[Rows from a dataset of charts and code]
+ + + + +
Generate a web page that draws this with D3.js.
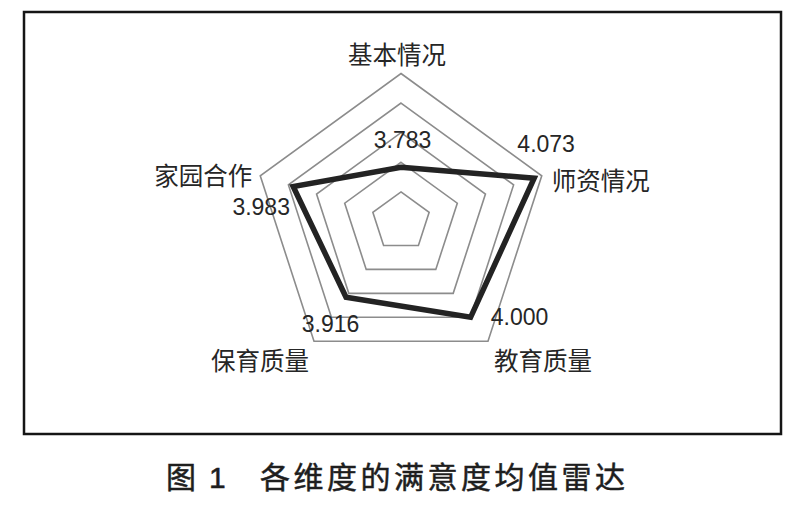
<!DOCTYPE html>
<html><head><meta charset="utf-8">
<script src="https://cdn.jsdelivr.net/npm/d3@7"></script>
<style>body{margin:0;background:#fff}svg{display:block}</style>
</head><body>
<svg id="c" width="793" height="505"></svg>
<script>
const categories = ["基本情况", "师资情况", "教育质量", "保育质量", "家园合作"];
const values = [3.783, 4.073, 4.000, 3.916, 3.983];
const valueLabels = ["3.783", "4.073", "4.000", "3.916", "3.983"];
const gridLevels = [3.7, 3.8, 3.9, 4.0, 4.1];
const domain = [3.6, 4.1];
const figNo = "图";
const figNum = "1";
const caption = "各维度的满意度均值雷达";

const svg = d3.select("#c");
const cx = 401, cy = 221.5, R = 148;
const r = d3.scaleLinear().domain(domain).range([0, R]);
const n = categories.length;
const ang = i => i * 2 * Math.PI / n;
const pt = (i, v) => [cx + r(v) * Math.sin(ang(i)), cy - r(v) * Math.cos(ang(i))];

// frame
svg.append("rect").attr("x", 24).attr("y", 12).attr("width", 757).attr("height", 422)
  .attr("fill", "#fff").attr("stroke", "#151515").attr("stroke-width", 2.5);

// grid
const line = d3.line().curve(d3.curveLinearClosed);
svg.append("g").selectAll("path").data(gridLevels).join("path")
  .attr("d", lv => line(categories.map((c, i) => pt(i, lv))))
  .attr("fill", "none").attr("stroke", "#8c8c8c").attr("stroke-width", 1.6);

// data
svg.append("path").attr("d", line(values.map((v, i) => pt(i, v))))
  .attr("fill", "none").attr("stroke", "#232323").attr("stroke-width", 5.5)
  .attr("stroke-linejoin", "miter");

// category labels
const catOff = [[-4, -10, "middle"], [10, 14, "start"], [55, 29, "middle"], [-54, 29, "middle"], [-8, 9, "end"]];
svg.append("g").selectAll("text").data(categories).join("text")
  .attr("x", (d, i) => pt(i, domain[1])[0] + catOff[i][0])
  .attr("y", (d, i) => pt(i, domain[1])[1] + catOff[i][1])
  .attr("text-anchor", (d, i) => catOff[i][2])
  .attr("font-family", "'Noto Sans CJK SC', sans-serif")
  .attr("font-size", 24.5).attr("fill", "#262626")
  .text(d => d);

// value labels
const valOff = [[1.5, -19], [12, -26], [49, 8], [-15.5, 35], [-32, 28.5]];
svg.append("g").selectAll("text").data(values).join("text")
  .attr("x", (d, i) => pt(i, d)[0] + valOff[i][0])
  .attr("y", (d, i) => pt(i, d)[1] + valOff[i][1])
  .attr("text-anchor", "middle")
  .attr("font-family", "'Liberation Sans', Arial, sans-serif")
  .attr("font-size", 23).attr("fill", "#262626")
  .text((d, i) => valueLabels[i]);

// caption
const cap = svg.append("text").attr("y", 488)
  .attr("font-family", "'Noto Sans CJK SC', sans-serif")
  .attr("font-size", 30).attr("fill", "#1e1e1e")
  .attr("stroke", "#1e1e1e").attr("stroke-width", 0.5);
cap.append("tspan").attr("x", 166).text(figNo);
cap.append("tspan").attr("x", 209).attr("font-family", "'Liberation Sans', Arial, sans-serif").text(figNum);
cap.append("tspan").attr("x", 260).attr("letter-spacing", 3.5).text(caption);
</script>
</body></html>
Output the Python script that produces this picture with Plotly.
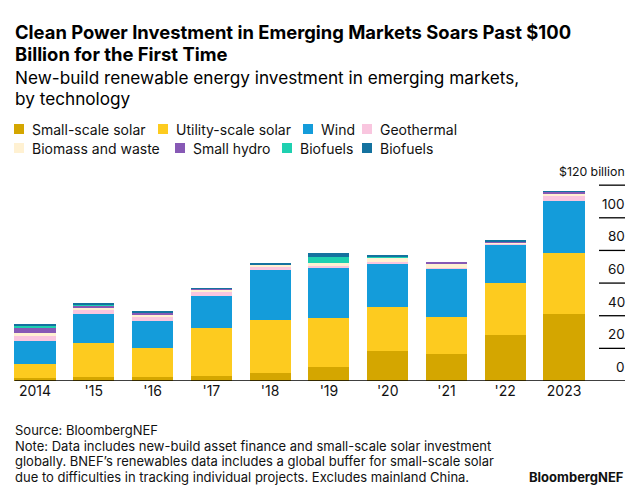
+ + + + +
-- What you are asked to do --
Provide the count, and nothing else, of lines in the data above where the word "that" occurs.

-- Exercise result --
2